The net zero transition will be a huge catalyst of activity through the new silk road. Enormous renewable energy and infrastructure development projects across the Gulf are creating opportunity for Asia-based contractors, and for the export of emission reducing technologies. For example, in 2022 Saudi Arabia’s ACWA Power signed agreements with nine Chinese entities, laying the ground for financing, investment and construction of ACWA Power’s global clean and renewable energy projects16.
Transition-focused international agreements also inevitably relate to the high population, high growth, higher emitting markets along this corridor. At COP 28 in December, the UAE announced the launch of its Global Climate Finance Centre (GCFC).
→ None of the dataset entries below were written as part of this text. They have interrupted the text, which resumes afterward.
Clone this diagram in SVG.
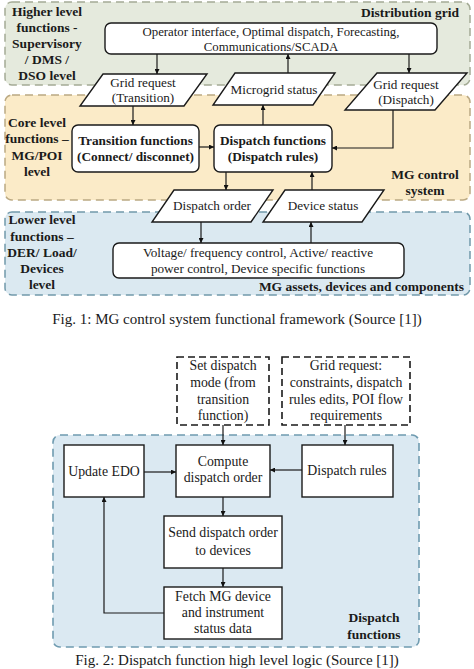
<svg xmlns="http://www.w3.org/2000/svg" width="474" height="669" viewBox="0 0 474 669">
<defs>
<marker id="ah" viewBox="0 0 10 10" refX="10" refY="5" markerWidth="5" markerHeight="5" orient="auto" markerUnits="userSpaceOnUse">
<path d="M0,0 L10,5 L0,10 z" fill="#111"/>
</marker>
<style>
.t{font-family:"Liberation Serif","Times New Roman",serif;fill:#1a1a1a;}
.s{font-size:13.2px;}
.b{font-size:13.5px;font-weight:bold;}
.bb{font-size:13.3px;font-weight:bold;}
.f2{font-size:13.8px;}
.cap{font-size:15px;}
.box{fill:#fff;stroke:#1a1a1a;stroke-width:1.4;}
.par{fill:#fff;stroke:#1a1a1a;stroke-width:1.4;}
.c{fill:none;stroke:#1a1a1a;stroke-width:1.2;marker-end:url(#ah);}
.dash{fill:#fff;stroke:#1a1a1a;stroke-width:1.6;stroke-dasharray:7,4;}
</style>
</defs>
<rect width="474" height="669" fill="#fff"/>

<!-- Fig 1 regions -->
<g id="region-higher">
<rect x="5" y="2" width="465" height="83" rx="7" fill="#e5eadd" stroke="#a4ab95" stroke-width="1.5" stroke-dasharray="8,5"/>
<text class="t b" text-anchor="middle"><tspan x="47" y="16">Higher level</tspan><tspan x="47" y="32">functions -</tspan><tspan x="47" y="48">Supervisory</tspan><tspan x="47" y="64">/ DMS /</tspan><tspan x="47" y="80">DSO level</tspan></text>
<text class="t b" x="459" y="17" text-anchor="end">Distribution grid</text>
</g>
<g id="region-core">
<rect x="5" y="95" width="465" height="105" rx="7" fill="#fbebc8" stroke="#bba982" stroke-width="1.5" stroke-dasharray="8,5"/>
<text class="t b" text-anchor="middle"><tspan x="37" y="127">Core level</tspan><tspan x="37" y="143">functions –</tspan><tspan x="37" y="160">MG/POI</tspan><tspan x="37" y="176">level</tspan></text>
<text class="t b" text-anchor="middle"><tspan x="425" y="179">MG control</tspan><tspan x="425" y="195">system</tspan></text>
</g>
<g id="region-lower">
<rect x="5" y="212" width="465" height="83" rx="7" fill="#dbe9f1" stroke="#7199aa" stroke-width="1.5" stroke-dasharray="8,5"/>
<text class="t b" text-anchor="middle"><tspan x="42" y="224">Lower level</tspan><tspan x="42" y="241">functions –</tspan><tspan x="42" y="257">DER/ Load/</tspan><tspan x="42" y="273">Devices</tspan><tspan x="42" y="289">level</tspan></text>
<text class="t b" x="464" y="291" text-anchor="end">MG assets, devices and components</text>
</g>

<!-- Fig 1 nodes -->
<g id="n-operator">
<rect class="box" x="105" y="23" width="332" height="31" rx="6"/>
<text class="t" text-anchor="middle" style="font-size:12.8px"><tspan x="271" y="36">Operator interface, Optimal dispatch, Forecasting,</tspan><tspan x="271" y="50.5">Communications/SCADA</tspan></text>
</g>
<g id="n-gridreq-t">
<polygon class="par" points="103,74 207,74 184,106 80,106"/>
<text class="t s" text-anchor="middle"><tspan x="143" y="87">Grid request</tspan><tspan x="143" y="102">(Transition)</tspan></text>
</g>
<g id="n-microgrid">
<polygon class="par" points="235,73 335,73 313,105 213,105"/>
<text class="t s" x="274" y="94" text-anchor="middle">Microgrid status</text>
</g>
<g id="n-gridreq-d">
<polygon class="par" points="377,73 467,73 435,110 345,110"/>
<text class="t s" text-anchor="middle"><tspan x="406" y="89">Grid request</tspan><tspan x="406" y="104">(Dispatch)</tspan></text>
</g>
<g id="n-transition">
<rect class="box" x="72" y="125" width="127" height="47" rx="6"/>
<text class="t bb" text-anchor="middle"><tspan x="135.5" y="145">Transition functions</tspan><tspan x="135.5" y="161">(Connect/ disconnet)</tspan></text>
</g>
<g id="n-dispatch">
<rect class="box" x="214" y="125" width="118" height="47" rx="6"/>
<text class="t bb" text-anchor="middle"><tspan x="273" y="145">Dispatch functions</tspan><tspan x="273" y="161">(Dispatch rules)</tspan></text>
</g>
<g id="n-dispatch-order">
<polygon class="par" points="174,190 273,190 251,222 152,222"/>
<text class="t s" x="212" y="210" text-anchor="middle">Dispatch order</text>
</g>
<g id="n-device-status">
<polygon class="par" points="285,190 384,190 362,222 263,222"/>
<text class="t s" x="323" y="210" text-anchor="middle">Device status</text>
</g>
<g id="n-voltage">
<rect class="box" x="113" y="243" width="291" height="35" rx="6"/>
<text class="t s" text-anchor="middle"><tspan x="258" y="257">Voltage/ frequency control, Active/ reactive</tspan><tspan x="258" y="273">power control, Device specific functions</tspan></text>
</g>

<g id="connectors-fig1">
<path class="c" d="M157,54 V74"/>
<path class="c" d="M288,73 V54"/>
<path class="c" d="M409,54 V73"/>
<path class="c" d="M133,106 V125"/>
<path class="c" d="M263,125 V105"/>
<path class="c" d="M393,110 V148 H332"/>
<path class="c" d="M199,147 H214"/>
<path class="c" d="M226,172 V190"/>
<path class="c" d="M312,190 V172"/>
<path class="c" d="M201,222 V243"/>
<path class="c" d="M311,243 V222"/>
</g>

<text class="t cap" x="237" y="324" text-anchor="middle">Fig. 1: MG control system functional framework (Source [1])</text>

<!-- Fig 2 -->
<g id="region-dispatch">
<rect x="53" y="435" width="366" height="212" rx="7" fill="#dbe9f2" stroke="#6f9bb0" stroke-width="1.6" stroke-dasharray="8,5"/>
<text class="t b" text-anchor="middle"><tspan x="374" y="622">Dispatch</tspan><tspan x="374" y="639">functions</tspan></text>
</g>
<g id="n-setmode">
<rect class="dash" x="177" y="357" width="92" height="68"/>
<text class="t f2" text-anchor="middle"><tspan x="223" y="370">Set dispatch</tspan><tspan x="223" y="387">mode (from</tspan><tspan x="223" y="404">transition</tspan><tspan x="223" y="420">function)</tspan></text>
</g>
<g id="n-gridreq">
<rect class="dash" x="282" y="357" width="128" height="68"/>
<text class="t f2" text-anchor="middle"><tspan x="346" y="370">Grid request:</tspan><tspan x="346" y="387">constraints, dispatch</tspan><tspan x="346" y="404">rules edits, POI flow</tspan><tspan x="346" y="420">requirements</tspan></text>
</g>
<g id="n-update">
<rect class="box" x="64" y="445" width="80" height="52"/>
<text class="t f2" x="104" y="476" text-anchor="middle">Update EDO</text>
</g>
<g id="n-compute">
<rect class="box" x="176" y="445" width="94" height="52"/>
<text class="t f2" text-anchor="middle"><tspan x="223" y="466">Compute</tspan><tspan x="223" y="482">dispatch order</tspan></text>
</g>
<g id="n-rules">
<rect class="box" x="302" y="445" width="91" height="52"/>
<text class="t f2" x="347" y="475" text-anchor="middle">Dispatch rules</text>
</g>
<g id="n-send">
<rect class="box" x="164" y="516" width="118" height="52"/>
<text class="t f2" text-anchor="middle"><tspan x="223" y="537">Send dispatch order</tspan><tspan x="223" y="555">to devices</tspan></text>
</g>
<g id="n-fetch">
<rect class="box" x="164" y="587" width="118" height="52"/>
<text class="t f2" text-anchor="middle"><tspan x="223" y="601">Fetch MG device</tspan><tspan x="223" y="617">and instrument</tspan><tspan x="223" y="633">status data</tspan></text>
</g>
<g id="connectors-fig2">
<path class="c" d="M223,425 V445"/>
<path class="c" d="M345,425 V445"/>
<path class="c" d="M302,470 H270"/>
<path class="c" d="M144,472 H176"/>
<path class="c" d="M223,497 V516"/>
<path class="c" d="M223,568 V587"/>
<path class="c" d="M164,613 H104 V497"/>
</g>
<text class="t cap" x="237" y="665" text-anchor="middle">Fig. 2: Dispatch function high level logic (Source [1])</text>
</svg>
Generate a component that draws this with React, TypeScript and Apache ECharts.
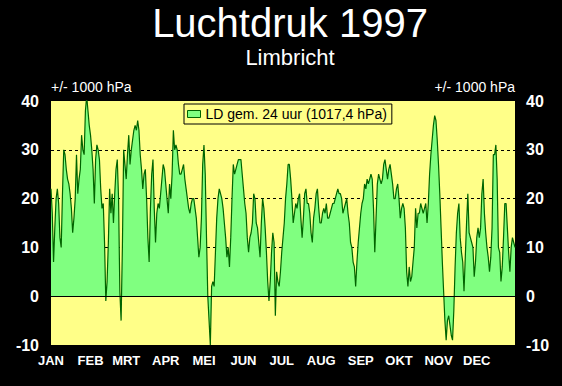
import React, { useEffect, useRef } from "react";
import * as echarts from "echarts";

const monthNames = ["JAN", "FEB", "MRT", "APR", "MEI", "JUN", "JUL", "AUG", "SEP", "OKT", "NOV", "DEC"];

// daily mean air pressure minus 1000 hPa, per month
const jan = [22, 17, 7, 14, 20, 22, 19, 12, 10, 21, 30, 29, 26, 24, 23, 21, 18, 13, 16, 20, 29, 21, 24, 26, 33, 30, 29, 38, 41, 38, 35];
const feb = [33, 30, 26, 19, 28, 31, 30, 28, 22, 18, 19, 11, -1, 3, 11, 22, 17, 21, 15, 21, 26, 28, 20, 1, -5, 10, 30, 27];
const mrt = [24, 29, 33, 27, 30, 32, 34, 35, 34, 36, 34, 29, 26, 22, 25, 26, 20, 12, 7, 18, 25, 28, 18, 11, 17, 19, 18, 21, 24, 27, 26];
const apr = [23, 20, 17, 23, 20, 25, 34, 30, 31, 30, 27, 25, 25, 26, 27, 24, 22, 20, 18, 17, 19, 20, 20, 18, 16, 12, 8, 10, 16, 27];
const mei = [31, 25, 12, 0, -5, -10, 2, 3, 2, 9, 16, 20, 22, 21, 20, 18, 15, 12, 8, 10, 6, 12, 20, 27, 25, 26, 27, 28, 28, 28, 25];
const jun = [22, 19, 17, 12, 9, 12, 13, 15, 21, 20, 15, 14, 11, 8, 15, 20, 18, 14, 9, 3, -1, 3, 9, 13, 11, -4, 5, 3, 2, 5];
const jul = [9, 12, 15, 20, 23, 27, 27, 24, 20, 15, 17, 19, 18, 20, 21, 16, 12, 16, 21, 22, 19, 19, 17, 13, 11, 16, 18, 21, 22, 18, 15];
const aug = [15, 17, 18, 17, 19, 16, 16, 17, 18, 19, 19, 20, 21, 22, 21, 21, 20, 17, 18, 19, 20, 17, 15, 11, 10, 7, 6, 2, 7, 11, 14];
const sep = [17, 19, 20, 23, 22, 24, 23, 24, 25, 24, 18, 9, 16, 23, 25, 24, 23, 24, 27, 28, 26, 24, 26, 27, 25, 23, 20, 20, 22, 23];
const okt = [20, 16, 18, 19, 18, 14, 5, 2, 6, 3, 4, 7, 10, 18, 14, 17, 17, 19, 18, 17, 18, 19, 15, 19, 25, 29, 32, 35, 37, 36, 32];
const nov = [27, 21, 14, 7, 1, -5, -9, -5, -4, -6, -8, -9, -3, 6, 13, 17, 19, 12, 9, 7, 1, 8, 15, 21, 13, 12, 11, 10, 4, 7];
const dec = [12, 14, 12, 14, 21, 24, 17, 13, 10, 8, 5, 8, 14, 29, 29, 31, 24, 10, 9, 3, 6, 12, 19, 19, 14, 9, 5, 10, 12, 11, 10];

const months = [jan, feb, mrt, apr, mei, jun, jul, aug, sep, okt, nov, dec];

const yTicks = { min: -10, max: 40, interval: 10 };
const seriesName = "LD gem. 24 uur (1017,4 hPa)";
const axisName = "+/- 1000 hPa";

export default function App() {
  const ref = useRef<HTMLDivElement>(null);

  useEffect(() => {
    if (!ref.current) return;
    const chart = echarts.init(ref.current, null, { renderer: "svg" });

    const values: number[] = [];
    const categories: string[] = [];
    months.forEach((m, mi) => {
      m.forEach((v, di) => {
        values.push(v);
        categories.push(di === 0 ? monthNames[mi] : "");
      });
    });

    const font = "Liberation Sans";
    const gridColors = ["rgba(0,0,0,0)", "rgba(0,0,0,0)", "#000", "#000", "#000", "rgba(0,0,0,0)"];

    chart.setOption({
      animation: false,
      backgroundColor: "#000",
      title: [
        {
          text: "Luchtdruk 1997",
          left: 285,
          top: -2,
          textAlign: "center",
          textStyle: { color: "#fff", fontSize: 40, fontWeight: "normal", fontFamily: font },
        },
        {
          text: "Limbricht",
          left: 285,
          top: 41,
          textAlign: "center",
          textStyle: { color: "#fff", fontSize: 22, fontWeight: "normal", fontFamily: font },
        },
      ],
      legend: {
        data: [seriesName],
        left: 184,
        top: 104,
        icon: "rect",
        itemWidth: 13,
        itemHeight: 7,
        padding: [3, 5, 3, 3],
        borderColor: "#000",
        borderWidth: 1,
        backgroundColor: "#FFFF88",
        itemStyle: { color: "#80FF80", borderColor: "#006400", borderWidth: 1 },
        textStyle: { color: "#000", fontSize: 14, fontFamily: font },
        selectedMode: false,
      },
      grid: {
        left: 51,
        right: 47,
        top: 101,
        bottom: 41,
        show: true,
        backgroundColor: "#FFFF88",
        borderWidth: 0,
      },
      xAxis: {
        type: "category",
        data: categories,
        boundaryGap: false,
        axisLine: { show: false },
        axisTick: { show: false },
        splitLine: { show: false },
        axisLabel: {
          interval: 0,
          margin: 9,
          color: "#fff",
          fontWeight: "bold",
          fontSize: 13,
          fontFamily: font,
        },
      },
      yAxis: [
        {
          type: "value",
          position: "left",
          min: yTicks.min,
          max: yTicks.max,
          interval: yTicks.interval,
          name: axisName,
          nameLocation: "end",
          nameGap: 7,
          nameTextStyle: { color: "#fff", fontSize: 14, fontFamily: font, align: "left" },
          axisLine: { show: false },
          axisTick: { show: false },
          axisLabel: { margin: 12, color: "#fff", fontWeight: "bold", fontSize: 16, fontFamily: font },
          splitLine: { show: true, lineStyle: { color: gridColors, type: [3, 3], width: 1 } },
        },
        {
          type: "value",
          position: "right",
          min: yTicks.min,
          max: yTicks.max,
          interval: yTicks.interval,
          name: axisName,
          nameLocation: "end",
          nameGap: 7,
          nameTextStyle: { color: "#fff", fontSize: 14, fontFamily: font, align: "right" },
          axisLine: { show: false },
          axisTick: { show: false },
          axisLabel: { margin: 11, color: "#fff", fontWeight: "bold", fontSize: 16, fontFamily: font },
          splitLine: { show: false },
        },
      ],
      series: [
        {
          name: seriesName,
          type: "line",
          data: values,
          showSymbol: false,
          symbol: "none",
          lineStyle: { color: "#006400", width: 1.2 },
          itemStyle: { color: "#80FF80" },
          areaStyle: { color: "#80FF80", opacity: 1 },
          z: 2,
          markLine: {
            silent: true,
            symbol: "none",
            label: { show: false },
            lineStyle: { color: "#000", type: "solid", width: 1 },
            data: [{ yAxis: 0 }],
            z: 5,
          },
        },
      ],
    });

    return () => chart.dispose();
  }, []);

  return (
    <div
      ref={ref}
      style={{ position: "absolute", left: 0, top: 0, width: 562, height: 386, background: "#000" }}
    />
  );
}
Based in Abu Dhabi, it will support local and international players in unlocking capital for transition in markets laying largely along the Silk Road.17 COP28 also saw the launch of the Capacity-building Alliance of Sustainable Investment (CASI), focused on addressing the bottleneck in emerging and developing markets around technical capacity to access private and public capital for the transition.
When delegates meet at HSBC’s inaugural Global Investment Summit in Hong Kong on 8 April, they will discuss how these types of new networks are changing the global economy. Making precise preditions might be ill-advised. But the deep and growing connectivity between Asia and the Gulf, backed by active diplomacy, co-operation and investment is too compelling, and makes too much sense to be derailed. It suggests the beginning of a generational shift that will have far-ranging implications for international trade, business, and societies.